#### [Exercise brief]
The answer is a single number: how many lines hold the string "this".

═══ Material provided ═══

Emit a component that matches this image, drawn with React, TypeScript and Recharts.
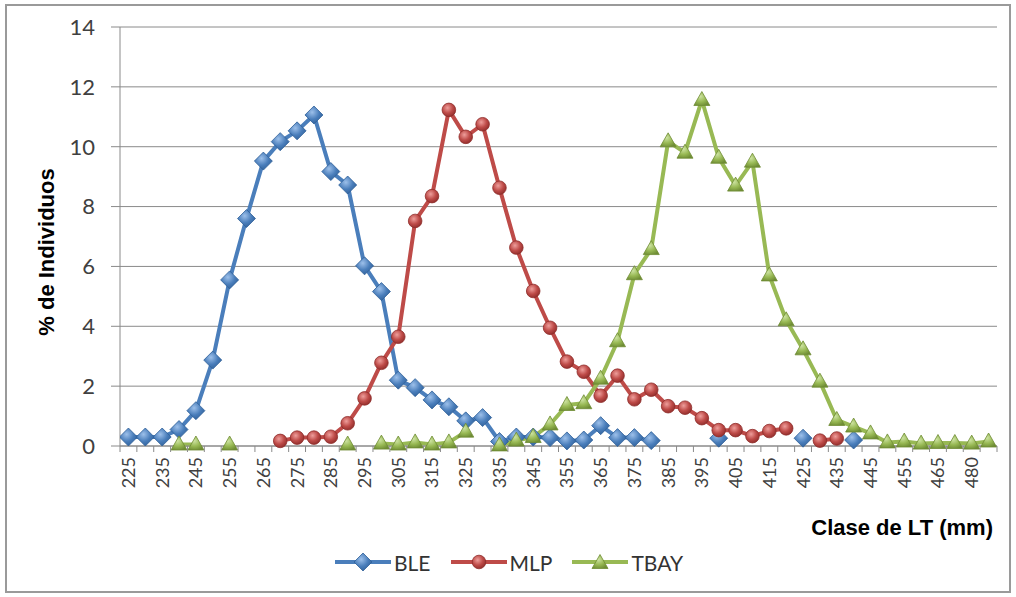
import React from 'react';
import { LineChart, Line, XAxis, YAxis, CartesianGrid, Legend } from 'recharts';

// ---- Data ----
const classes = [
  '225', '230', '235', '240', '245', '250', '255', '260', '265', '270',
  '275', '280', '285', '290', '295', '300', '305', '310', '315', '320',
  '325', '330', '335', '340', '345', '350', '355', '360', '365', '370',
  '375', '380', '385', '390', '395', '400', '405', '410', '415', '420',
  '425', '430', '435', '440', '445', '450', '455', '460', '465', '470',
  '480', '490',
];

const ble: (number | null)[] = [
  0.3, 0.3, 0.3, 0.55, 1.18, 2.87, 5.55, 7.6, 9.52, 10.17,
  10.53, 11.06, 9.17, 8.72, 6.02, 5.16, 2.2, 1.95, 1.54, 1.31,
  0.84, 0.95, 0.15, 0.3, 0.3, 0.28, 0.17, 0.2, 0.68, 0.28,
  0.28, 0.18, null, null, null, 0.26, null, null, null, null,
  0.26, null, null, 0.2, null, null, null, null, null, null,
  null, null,
];

const mlp: (number | null)[] = [
  null, null, null, null, null, null, null, null, null, 0.17,
  0.28, 0.28, 0.31, 0.76, 1.59, 2.78, 3.65, 7.52, 8.35, 11.23,
  10.33, 10.75, 8.63, 6.63, 5.18, 3.95, 2.82, 2.48, 1.68, 2.35,
  1.56, 1.88, 1.33, 1.28, 0.93, 0.53, 0.53, 0.33, 0.5, 0.59,
  null, 0.18, 0.25, null, null, null, null, null, null, null,
  null, null,
];

const tbay: (number | null)[] = [
  null, null, null, 0.05, 0.05, null, 0.05, null, null, null,
  null, null, null, 0.05, null, 0.08, 0.05, 0.12, 0.05, 0.12,
  0.48, null, 0.02, 0.18, 0.3, 0.72, 1.37, 1.43, 2.25, 3.5,
  5.74, 6.58, 10.18, 9.8, 11.56, 9.63, 8.7, 9.5, 5.7, 4.2,
  3.23, 2.15, 0.87, 0.65, 0.42, 0.12, 0.15, 0.08, 0.1, 0.1,
  0.08, 0.15,
];

const seriesNames = ['BLE', 'MLP', 'TBAY'];
const yTicks = [0, 2, 4, 6, 8, 10, 12, 14];
const yTitle = '% de Individuos';
const xTitle = 'Clase de LT (mm)';

const data = classes.map((c, i) => ({
  i,
  cls: c,
  BLE: ble[i],
  MLP: mlp[i],
  TBAY: tbay[i],
}));
const xTicks = classes.map((_, i) => i);

// ---- Layout ----
const W = 1016;
const H = 597;
const M = { top: 27, right: 19, left: 0, bottom: 0 };
const Y_W = 120;
const X_H = 151;
const PLOT_W = W - M.left - M.right - Y_W;
const BAND = PLOT_W / classes.length;
const AXIS_Y = H - M.bottom - X_H;
const GRID = '#8a8a8a';
const TXT = '#404040';

const COLORS = {
  BLE: { line: '#4A7EBB', dark: '#2F5F98', light: '#9DC0EA' },
  MLP: { line: '#BE4B48', dark: '#8E2C2A', light: '#EE9E9B' },
  TBAY: { line: '#98B954', dark: '#6E8C34', light: '#CDE3A2' },
};

const Diamond = ({ cx, cy }: { cx: number; cy: number }) => (
  <polygon
    points={`${cx},${cy - 9} ${cx + 9},${cy} ${cx},${cy + 9} ${cx - 9},${cy}`}
    fill="url(#gBLE) #4F81BD"
    stroke={COLORS.BLE.dark}
    strokeWidth={0.8}
  />
);
const Circle = ({ cx, cy }: { cx: number; cy: number }) => (
  <circle cx={cx} cy={cy} r={6.8} fill="url(#gMLP) #C0504D" stroke={COLORS.MLP.dark} strokeWidth={0.8} />
);
const Triangle = ({ cx, cy }: { cx: number; cy: number }) => (
  <polygon
    points={`${cx},${cy - 8.5} ${cx + 8},${cy + 5.5} ${cx - 8},${cy + 5.5}`}
    fill="url(#gTBAY) #9BBB59"
    stroke={COLORS.TBAY.dark}
    strokeWidth={0.8}
  />
);

const makeDot = (Shape: any) => (props: any) => {
  const { cx, cy, value, index } = props;
  if (value === null || value === undefined || cy === null || cy === undefined || isNaN(cy)) {
    return <g key={`d-${index}`} />;
  }
  return (
    <g key={`d-${index}`}>
      <Shape cx={cx} cy={cy} />
    </g>
  );
};

const XTick = (props: any) => {
  const { x, payload } = props;
  const i = payload.value as number;
  const left = x - BAND / 2;
  return (
    <g>
      <line x1={left} x2={left} y1={AXIS_Y} y2={AXIS_Y + 6} stroke={GRID} strokeWidth={1} />
      {i === classes.length - 1 && (
        <line x1={x + BAND / 2} x2={x + BAND / 2} y1={AXIS_Y} y2={AXIS_Y + 6} stroke={GRID} strokeWidth={1} />
      )}
      {i % 2 === 0 && (
        <text
          transform={`translate(${x},${AXIS_Y + 11}) rotate(-90)`}
          textAnchor="end"
          dy="0.36em"
          fontSize={18}
          fill={TXT}
          fontFamily="Lato, 'Open Sans', sans-serif"
        >
          {classes[i]}
        </text>
      )}
    </g>
  );
};

const Defs = () => (
  <defs>
    {seriesNames.map((n) => {
      const c = (COLORS as any)[n];
      return (
        <radialGradient key={n} id={`g${n}`} cx="40%" cy="35%" r="70%">
          <stop offset="0%" stopColor={c.light} />
          <stop offset="55%" stopColor={c.line} />
          <stop offset="100%" stopColor={c.dark} />
        </radialGradient>
      );
    })}
  </defs>
);

const LegendIcon = ({ name }: { name: string }) => {
  const c = (COLORS as any)[name];
  return (
    <svg width={56} height={24} style={{ display: 'block' }}>
      <line x1={0} y1={12} x2={56} y2={12} stroke={c.line} strokeWidth={4} />
      {name === 'BLE' && <Diamond cx={28} cy={12} />}
      {name === 'MLP' && <Circle cx={28} cy={12} />}
      {name === 'TBAY' && <Triangle cx={28} cy={13} />}
    </svg>
  );
};

const LegendContent = () => (
  <div
    style={{
      display: 'flex',
      alignItems: 'center',
      height: 28,
      fontFamily: "Lato, 'Open Sans', sans-serif",
      fontSize: 21,
      color: '#333',
      whiteSpace: 'nowrap',
    }}
  >
    {seriesNames.map((n, k) => (
      <div key={n} style={{ display: 'flex', alignItems: 'center', marginRight: k < seriesNames.length - 1 ? 20 : 0 }}>
        <LegendIcon name={n} />
        <span style={{ marginLeft: 3 }}>{n}</span>
      </div>
    ))}
  </div>
);

export default function App() {
  return (
    <div style={{ position: 'absolute', left: 0, top: 0, width: W, height: H, background: '#fff' }}>
      <div
        style={{
          position: 'absolute',
          left: 5,
          top: 4,
          width: 1006,
          height: 589,
          border: '2px solid #9a9a9a',
          boxSizing: 'border-box',
        }}
      />
      <div style={{ position: 'absolute', left: 0, top: 0 }}>
        <LineChart width={W} height={H} data={data} margin={M}>
          <CartesianGrid vertical={false} stroke={GRID} strokeWidth={1} />
          <XAxis
            type="number"
            dataKey="i"
            domain={[-0.5, classes.length - 0.5]}
            ticks={xTicks}
            interval={0}
            allowDataOverflow
            height={X_H}
            tickLine={false}
            axisLine={{ stroke: GRID, strokeWidth: 1 }}
            tick={<XTick />}
            label={{
              content: () => (
                <text
                  x={993}
                  y={535}
                  textAnchor="end"
                  fontSize={22}
                  fontWeight="bold"
                  fill="#000"
                  fontFamily="'Liberation Sans', Arial, sans-serif"
                >
                  {xTitle}
                </text>
              ),
            }}
          />
          <YAxis
            type="number"
            domain={[0, 14]}
            ticks={yTicks}
            interval={0}
            width={Y_W}
            tickSize={9}
            tickMargin={16}
            axisLine={{ stroke: GRID, strokeWidth: 1 }}
            tickLine={{ stroke: GRID, strokeWidth: 1 }}
            tick={{ fontSize: 22, fill: TXT, fontFamily: "Lato, 'Open Sans', sans-serif" }}
            label={{
              content: () => (
                <g>
                  <Defs />
                  <text
                    transform="translate(46,252) rotate(-90)"
                    textAnchor="middle"
                    dominantBaseline="central"
                    fontSize={22}
                    fontWeight="bold"
                    fill="#000"
                    fontFamily="'Liberation Sans', Arial, sans-serif"
                  >
                    {yTitle}
                  </text>
                </g>
              ),
            }}
          />
          <Line
            type="linear"
            dataKey="BLE"
            stroke={COLORS.BLE.line}
            strokeWidth={4}
            strokeLinejoin="round"
            dot={makeDot(Diamond)}
            activeDot={false}
            connectNulls={false}
            isAnimationActive={false}
          />
          <Line
            type="linear"
            dataKey="MLP"
            stroke={COLORS.MLP.line}
            strokeWidth={4}
            strokeLinejoin="round"
            dot={makeDot(Circle)}
            activeDot={false}
            connectNulls={false}
            isAnimationActive={false}
          />
          <Line
            type="linear"
            dataKey="TBAY"
            stroke={COLORS.TBAY.line}
            strokeWidth={4}
            strokeLinejoin="round"
            dot={makeDot(Triangle)}
            activeDot={false}
            connectNulls={false}
            isAnimationActive={false}
          />
          <Legend
            verticalAlign="middle"
            align="center"
            layout="horizontal"
            wrapperStyle={{ top: 548, left: 335, width: 400, height: 28 }}
            content={() => <LegendContent />}
          />
        </LineChart>
      </div>
    </div>
  );
}
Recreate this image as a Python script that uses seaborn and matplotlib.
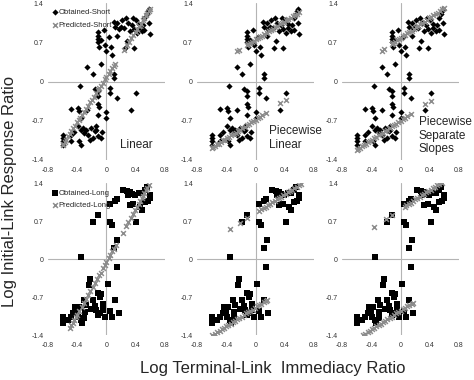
import matplotlib
matplotlib.use("Agg")
import matplotlib.pyplot as plt
import seaborn as sns

# obtained data (same in all panels of a row)
short_x = [-0.11, -0.11, -0.11, -0.11, -0.10, -0.07, -0.03, -0.02, 0.00, 0.04,
           0.06, 0.08, 0.10, 0.12, 0.15, 0.17, 0.15, 0.21, 0.24, 0.27,
           0.30, 0.32, 0.35, 0.38, 0.40, 0.42, 0.45, 0.48, 0.50, 0.52,
           0.55, 0.57, 0.58, 0.60, 0.25, 0.38, 0.28, 0.58, 0.44, 0.52,
           0.20, 0.36,
           -0.26, -0.18, -0.07, -0.36, -0.16, -0.12, 0.05, 0.05, 0.14, 0.41,
           -0.12, -0.10, 0.00, 0.34, 0.11, 0.11, -0.12,
           -0.49, -0.39, -0.38, -0.26, -0.35, -0.12, 0.00, -0.14,
           -0.60, -0.60, -0.60, -0.59, -0.48, -0.49, -0.39, -0.35, -0.32, -0.30,
           -0.28, -0.37, -0.35, -0.25, -0.21, -0.18, -0.16, -0.14, -0.12, -0.08,
           -0.06, -0.22, -0.44]
short_y = [0.88, 0.82, 0.76, 0.70, 0.62, 0.74, 0.92, 0.66, 0.55, 0.80,
           0.62, 0.47, 1.06, 0.98, 1.05, 0.94, 0.82, 1.10, 0.96, 1.13,
           1.04, 0.90, 1.00, 0.94, 1.10, 0.87, 0.95, 0.90, 1.00, 1.14,
           1.20, 1.26, 1.04, 0.84, 0.60, 0.60, 0.72, 1.30, 1.02, 0.92,
           0.98, 1.14,
           0.25, 0.14, 0.31, -0.08, -0.14, -0.17, -0.12, -0.20, -0.29, -0.20,
           -0.41, -0.45, -0.55, -0.50, 0.13, 0.06, -0.26,
           -0.49, -0.48, -0.53, -0.50, -0.65, -0.59, -0.65, -0.80,
           -0.95, -1.00, -1.07, -1.13, -0.95, -1.07, -0.80, -0.86, -0.83, -0.92,
           -0.86, -1.07, -1.13, -0.95, -0.83, -1.00, -0.89, -0.86, -0.98, -1.00,
           -0.90, -1.05, -0.90]

long_x = [0.23, 0.28, 0.32, 0.35, 0.39, 0.44, 0.48, 0.53, 0.55, 0.59,
          0.60, 0.57, 0.53, 0.46, 0.48, 0.41, 0.29, 0.32, 0.37,
          0.05, 0.12, 0.14, -0.12, -0.19, 0.05, 0.07,
          -0.35, 0.14, 0.15, 0.11, 0.02, -0.23, -0.24, -0.12, 0.12, -0.08,
          -0.59, -0.59, -0.52, -0.48, -0.43, -0.41, -0.39, -0.35, -0.34, -0.30,
          -0.29, -0.31, -0.28, -0.18, -0.16, -0.14, -0.12, -0.09, -0.05, -0.05,
          -0.02, 0.05, 0.07, 0.17, -0.37, -0.45, -0.21, -0.09]
long_y = [1.27, 1.26, 1.24, 1.20, 1.18, 1.21, 1.22, 1.27, 1.33, 1.18,
          1.12, 1.07, 1.06, 0.96, 0.90, 0.69, 1.18, 1.00, 1.02,
          1.02, 1.07, 1.10, 0.81, 0.69, 0.69, 0.63,
          0.04, -0.15, 0.35, 0.20, -0.45, -0.37, -0.48, -0.62, -0.75, -0.64,
          -1.06, -1.18, -1.12, -1.06, -0.88, -0.97, -1.06, -1.12, -1.18, -1.09,
          -0.97, -0.75, -0.85, -0.75, -0.87, -0.94, -1.03, -1.00, -0.82, -0.94,
          -1.06, -0.95, -1.06, -1.00, -0.88, -1.00, -0.91, -0.69]

# model predictions, short delays
pred_short_lin_x = [-0.60, -0.59, -0.57, -0.55, -0.52, -0.50, -0.48, -0.45, -0.43, -0.40,
                    -0.38, -0.36, -0.33, -0.31, -0.28, -0.25, -0.22, -0.20, -0.17, -0.14,
                    -0.12, -0.10, -0.08, -0.05, -0.02, 0.00, 0.03, 0.05, 0.08, 0.10,
                    0.12, 0.24, 0.28, 0.31, 0.34, 0.37, 0.40, 0.42, 0.45, 0.47,
                    0.50, 0.52, 0.54, 0.56, 0.58, 0.60]
pred_short_lin_y = [-1.14, -1.12, -1.08, -1.04, -0.98, -0.94, -0.89, -0.83, -0.79, -0.73,
                    -0.69, -0.65, -0.59, -0.55, -0.49, -0.43, -0.37, -0.33, -0.27, -0.20,
                    -0.16, -0.12, -0.08, -0.02, 0.04, 0.08, 0.14, 0.18, 0.24, 0.28,
                    0.32, 0.57, 0.65, 0.71, 0.77, 0.83, 0.89, 0.93, 0.99, 1.03,
                    1.10, 1.14, 1.18, 1.22, 1.26, 1.30]

pw_low_x = [-0.60, -0.58, -0.55, -0.52, -0.50, -0.47, -0.44, -0.42, -0.39, -0.36,
            -0.33, -0.30, -0.27, -0.24, -0.21, -0.18, -0.15, -0.12, -0.09, -0.06,
            -0.03, 0.00, 0.03, 0.06, 0.09, 0.14, 0.34, 0.41]
pw_high_x = [-0.26, -0.22, -0.12, -0.10, -0.08, -0.05, -0.02, 0.00, 0.03, 0.06,
             0.09, 0.12, 0.15, 0.18, 0.21, 0.24, 0.27, 0.30, 0.33, 0.36,
             0.39, 0.42, 0.45, 0.48, 0.51, 0.54, 0.57, 0.60]
pred_short_pw_x = pw_low_x + pw_high_x
pred_short_pw_y = [-1.19, -1.17, -1.15, -1.12, -1.11, -1.08, -1.05, -1.04, -1.01, -0.99,
                   -0.96, -0.94, -0.91, -0.88, -0.86, -0.83, -0.81, -0.78, -0.76, -0.73,
                   -0.71, -0.68, -0.65, -0.63, -0.60, -0.56, -0.39, -0.33,
                   0.54, 0.57, 0.65, 0.67, 0.69, 0.71, 0.73, 0.75, 0.77, 0.80,
                   0.82, 0.85, 0.87, 0.90, 0.92, 0.94, 0.97, 0.99, 1.02, 1.04,
                   1.07, 1.09, 1.11, 1.14, 1.16, 1.19, 1.21, 1.24]
pred_short_ss_x = pw_low_x + pw_high_x
pred_short_ss_y = [-1.22, -1.20, -1.18, -1.15, -1.14, -1.11, -1.08, -1.07, -1.04, -1.01,
                   -0.99, -0.96, -0.93, -0.91, -0.88, -0.86, -0.83, -0.80, -0.78, -0.75,
                   -0.73, -0.70, -0.67, -0.65, -0.62, -0.58, -0.40, -0.34,
                   0.55, 0.58, 0.67, 0.69, 0.71, 0.74, 0.76, 0.78, 0.81, 0.83,
                   0.86, 0.89, 0.91, 0.94, 0.97, 0.99, 1.02, 1.05, 1.07, 1.10,
                   1.13, 1.15, 1.18, 1.21, 1.23, 1.26, 1.29, 1.31]

# model predictions, long delays
pred_long_lin_x = [-0.50, -0.48, -0.46, -0.44, -0.42, -0.40, -0.37, -0.34, -0.31, -0.28,
                   -0.25, -0.22, -0.19, -0.16, -0.13, -0.10, -0.08, -0.05, -0.02, 0.00,
                   0.03, 0.05, 0.08, 0.10, 0.13, 0.22, 0.27, 0.30, 0.33, 0.36,
                   0.39, 0.42, 0.44, 0.46, 0.48, 0.50, 0.52, 0.54, 0.56, 0.58]
pred_long_lin_y = [-1.27, -1.22, -1.17, -1.12, -1.07, -1.03, -0.95, -0.88, -0.81, -0.73,
                   -0.66, -0.59, -0.51, -0.44, -0.37, -0.29, -0.25, -0.17, -0.10, -0.05,
                   0.02, 0.07, 0.15, 0.19, 0.27, 0.49, 0.61, 0.68, 0.76, 0.83,
                   0.90, 0.97, 1.02, 1.07, 1.12, 1.17, 1.22, 1.27, 1.32, 1.37]

pred_long_pw_x = [-0.59, -0.55, -0.52, -0.49, -0.46, -0.43, -0.40, -0.37, -0.34, -0.31,
                  -0.28, -0.25, -0.22, -0.19, -0.16, -0.13, -0.10, -0.07, -0.04, -0.01,
                  0.02, 0.05, 0.08, 0.11, 0.14, 0.16,
                  -0.35, -0.21, -0.12, 0.05, 0.08, 0.11, 0.14, 0.17, 0.20, 0.23,
                  0.26, 0.29, 0.32, 0.35, 0.38, 0.41, 0.44, 0.47, 0.50, 0.53,
                  0.56, 0.59, 0.62]
pred_long_pw_y = [-1.40, -1.37, -1.35, -1.32, -1.29, -1.27, -1.24, -1.22, -1.19, -1.16,
                  -1.14, -1.11, -1.08, -1.06, -1.03, -1.00, -0.98, -0.95, -0.93, -0.90,
                  -0.87, -0.85, -0.82, -0.79, -0.77, -0.75,
                  0.55, 0.67, 0.75, 0.89, 0.92, 0.94, 0.97, 1.00, 1.02, 1.05,
                  1.07, 1.10, 1.13, 1.15, 1.18, 1.20, 1.23, 1.25, 1.28, 1.31,
                  1.33, 1.36, 1.38]

pred_long_ss_x = [-0.51, -0.48, -0.45, -0.42, -0.39, -0.36, -0.33, -0.30, -0.27, -0.24,
                  -0.21, -0.18, -0.15, -0.12, -0.09, -0.06, -0.03, 0.00, 0.03, 0.06,
                  0.09, 0.12, 0.15, 0.17,
                  -0.36, -0.20, -0.11, 0.055, 0.08, 0.11, 0.14, 0.17, 0.20, 0.23,
                  0.26, 0.29, 0.32, 0.35, 0.38, 0.41, 0.44, 0.47, 0.50, 0.53, 0.56]
pred_long_ss_y = [-1.40, -1.37, -1.35, -1.32, -1.29, -1.27, -1.24, -1.21, -1.19, -1.16,
                  -1.13, -1.11, -1.08, -1.06, -1.03, -1.00, -0.98, -0.95, -0.92, -0.90,
                  -0.87, -0.84, -0.82, -0.80,
                  0.60, 0.74, 0.82, 0.97, 0.99, 1.02, 1.04, 1.07, 1.10, 1.12,
                  1.15, 1.18, 1.20, 1.23, 1.25, 1.28, 1.31, 1.33, 1.36, 1.39, 1.41]

x_ticks = [-0.8, -0.4, 0, 0.4, 0.8]
x_tick_labels = ["-0.8", "-0.4", "0", "0.4", "0.8"]
y_ticks = [-1.4, -0.7, 0, 0.7, 1.4]
y_tick_labels = ["-1.4", "-0.7", "0", "0.7", "1.4"]

model_names = ["Linear", "Piecewise\nLinear", "Piecewise\nSeparate\nSlopes"]
short_preds = [(pred_short_lin_x, pred_short_lin_y), (pred_short_pw_x, pred_short_pw_y),
               (pred_short_ss_x, pred_short_ss_y)]
long_preds = [(pred_long_lin_x, pred_long_lin_y), (pred_long_pw_x, pred_long_pw_y),
              (pred_long_ss_x, pred_long_ss_y)]

sns.set_style("white")
plt.rcParams["font.family"] = ["Liberation Sans", "DejaVu Sans"]

fig = plt.figure(figsize=(4.74, 3.8), dpi=100)
lefts = [0.101, 0.4156, 0.7215]
rows = [(0.579, 0.413), (0.118, 0.40)]
label_pos = [(0.18, -1.02), (0.18, -0.78), (0.25, -0.62)]

gray = "#8c8c8c"
for r, (bottom, height) in enumerate(rows):
    for c in range(3):
        ax = fig.add_axes([lefts[c], bottom, 0.247, height])
        ax.axhline(0, color="#b4b4b4", lw=0.8, zorder=0)
        ax.axvline(0, color="#b4b4b4", lw=0.8, zorder=0)
        first = c == 0
        if r == 0:
            px, py = short_preds[c]
            sns.scatterplot(x=short_x, y=short_y, marker="D", color="black", s=10,
                            linewidth=0, ax=ax, label="Obtained-Short" if first else None,
                            legend=False)
            sns.scatterplot(x=px, y=py, marker="x", color=gray, s=12, linewidth=1.1,
                            ax=ax, label="Predicted-Short" if first else None, legend=False)
        else:
            px, py = long_preds[c]
            sns.scatterplot(x=long_x, y=long_y, marker="s", color="black", s=13,
                            linewidth=0, ax=ax, label="Obtained-Long" if first else None,
                            legend=False)
            sns.scatterplot(x=px, y=py, marker="x", color=gray, s=12, linewidth=1.1,
                            ax=ax, label="Predicted-Long" if first else None, legend=False)
        ax.set_xlim(-0.8, 0.8)
        ax.set_ylim(-1.4, 1.4)
        ax.set_xticks(x_ticks)
        ax.set_xticklabels(x_tick_labels)
        ax.set_yticks(y_ticks)
        ax.set_yticklabels(y_tick_labels)
        ax.tick_params(axis="both", length=0, labelsize=5, colors="#333333")
        ax.tick_params(axis="x", pad=5)
        ax.tick_params(axis="y", pad=3)
        for sp in ax.spines.values():
            sp.set_visible(False)
        ax.patch.set_alpha(0)
        if first:
            leg = ax.legend(loc="upper left", bbox_to_anchor=(-0.02, 1.0), frameon=False,
                            fontsize=5.5, handletextpad=0.1, handlelength=0.8,
                            labelspacing=0.7, borderpad=0.3, markerscale=1.0)
            leg.set_zorder(5)
        if r == 0:
            lx, ly = label_pos[c]
            ax.text(lx, ly, model_names[c], fontsize=8.5, va="top", ha="left",
                    linespacing=1.15, clip_on=False)

fig.text(0.02, 0.495, "Log Initial-Link Response Ratio", rotation=90, fontsize=12,
         ha="center", va="center")
fig.text(0.575, 0.03, "Log Terminal-Link  Immediacy Ratio", fontsize=12,
         ha="center", va="center")

fig.savefig("out.png", dpi=100)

═══

#### [Worked answer]
2